If you have enough density to justify a bus lane, you have enough density to justify a subway.
That assumes a linear city, where everyone lives within a short walking distance of the same street.
In actual cities, bus lines from different neighborhoods converge on main streets. While individual lines may have 10–15 minute intervals, bus traffic on the main streets may be high enough to justify dedicated bus lanes.
Then, as the city grows, it can make sense to replace the bus lanes with light rail and direct bus lines with collector lines connecting to the rail line. Which should be cheap, as a dedicated lane is usually the most expensive part in building light rail.
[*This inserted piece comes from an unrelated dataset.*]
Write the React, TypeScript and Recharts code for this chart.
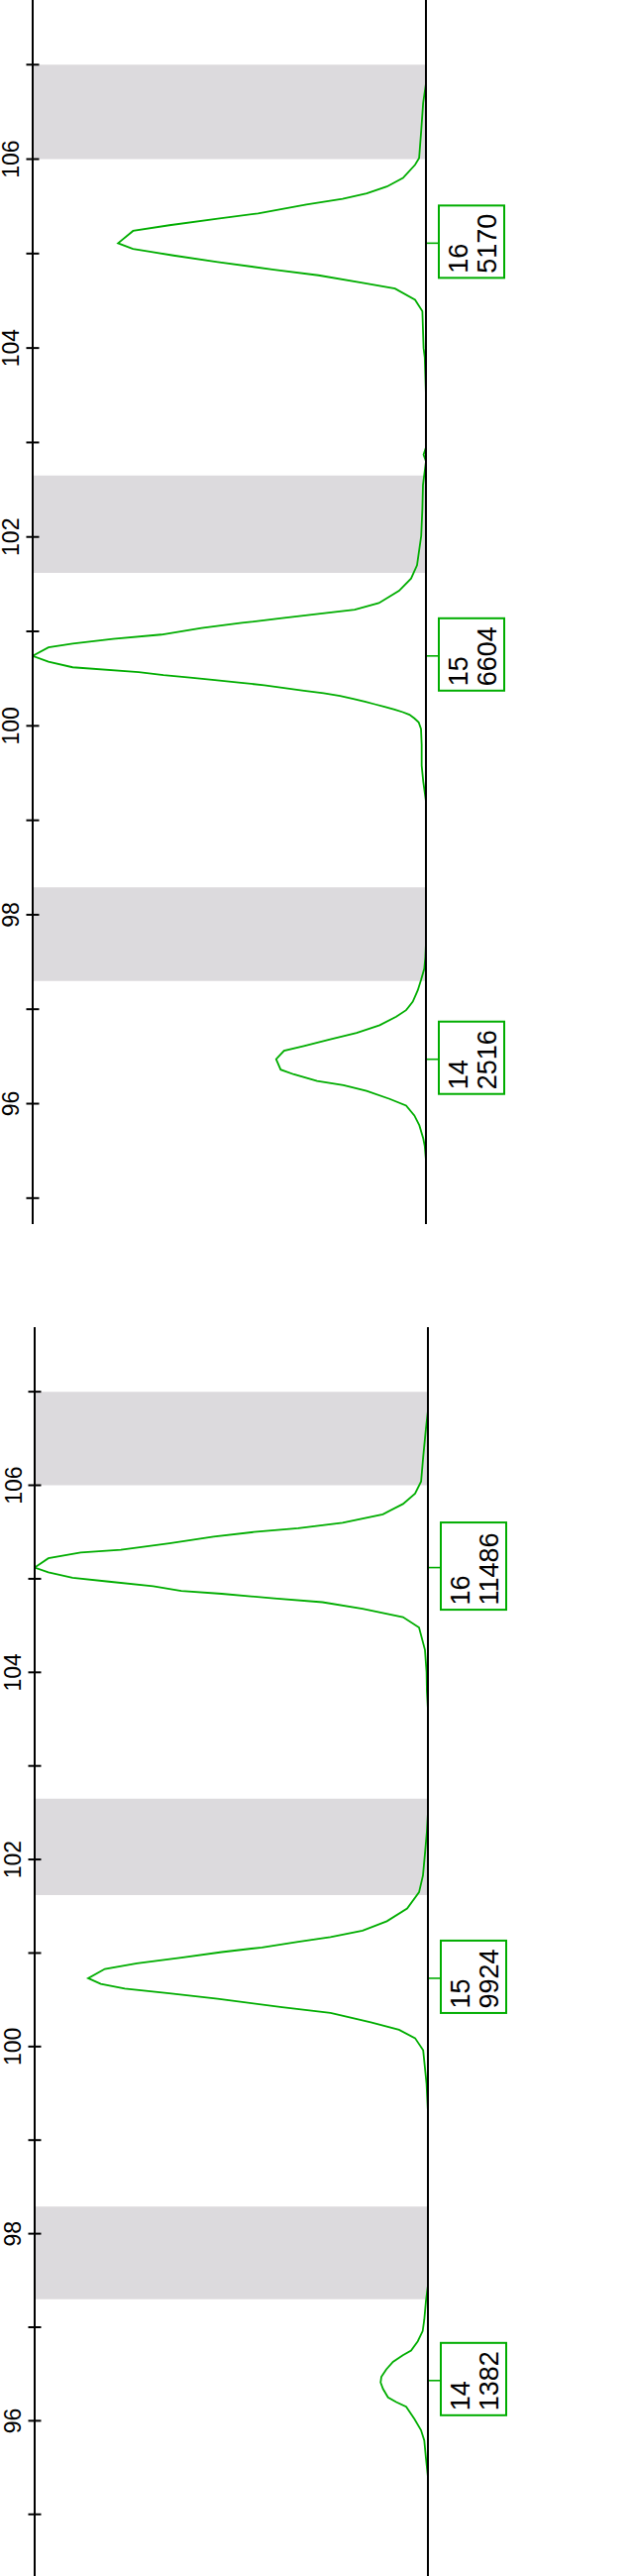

But you generally want to avoid building subways until you have no other options left. Subway lines tend to be an order of magnitude more expensive than light rail lines. Travel times are also often higher, as the distances between stops are longer and there is more walking involved.
Not at all. Building a subway in most US cities right now is very expensive. Raising the tax revenue alone is probably a non-starter.
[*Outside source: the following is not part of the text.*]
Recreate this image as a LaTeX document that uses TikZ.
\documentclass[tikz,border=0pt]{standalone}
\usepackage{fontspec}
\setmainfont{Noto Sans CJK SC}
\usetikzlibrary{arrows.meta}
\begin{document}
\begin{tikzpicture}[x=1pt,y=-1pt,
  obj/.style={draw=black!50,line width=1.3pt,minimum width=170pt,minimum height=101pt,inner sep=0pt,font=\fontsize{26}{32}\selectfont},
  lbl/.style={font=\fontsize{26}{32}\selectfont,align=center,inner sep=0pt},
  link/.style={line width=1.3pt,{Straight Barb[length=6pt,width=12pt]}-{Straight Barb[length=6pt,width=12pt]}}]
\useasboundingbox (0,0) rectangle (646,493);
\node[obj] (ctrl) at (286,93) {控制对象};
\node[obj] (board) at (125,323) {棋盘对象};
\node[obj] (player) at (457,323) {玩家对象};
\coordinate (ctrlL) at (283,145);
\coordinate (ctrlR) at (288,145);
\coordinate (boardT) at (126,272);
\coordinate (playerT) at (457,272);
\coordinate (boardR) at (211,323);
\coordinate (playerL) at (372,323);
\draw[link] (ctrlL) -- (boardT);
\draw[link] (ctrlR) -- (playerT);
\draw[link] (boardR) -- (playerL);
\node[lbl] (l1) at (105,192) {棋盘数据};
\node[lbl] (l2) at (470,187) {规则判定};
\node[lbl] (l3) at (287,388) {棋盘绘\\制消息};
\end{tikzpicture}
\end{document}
Moreover you're going to have to close the road down anyway to do any form of cut-and-cover or even deep bore construction, which means every business on the corridor and every person who lives on it is going to get angry for as long as the subway is being built.
There's no painless way to do infill public transport. The problem is that nobody in the US is willing to compromise.
This is true but seems like a problem worth solving. It's also true of more than subways; we have the same problem with bridges, housing and many other things. Better to get on with fixing it than use it as an excuse for doing something worse.
> Moreover you're going to have to close the road down anyway
That's a one-time cost, and you're not required to close a 500 mile stretch of road for years on end. Dig one block, install the tunnel, cover it, dig the next block.
IMO it comes back to the fact that Americans are just not willing to accept change of any kind right now. The economy feels too shaky, the electorate too divided (even within states and municipalities), and there's too little faith in government to architect the kind of change you'd need to build subways, underground metros, or even BRT. We need a larger feeling of unity even at a state level to make the changes necessary, which is why municipalities continue to do bare minimum maintenance of roadways and pretty much nothing else. The last big set of constriction in dense urban areas was funded by the Obama stimulus from the GFC which was passed 17 years ago.
Only if you're also intentionally making point-to-point worse.
Note that I'm not comparing to "get in your own car and drive", which has the disadvantage of having to park. I'm comparing the ideal taxi-shaped thing to the ideal bus-and-tram-and-train-shaped thing.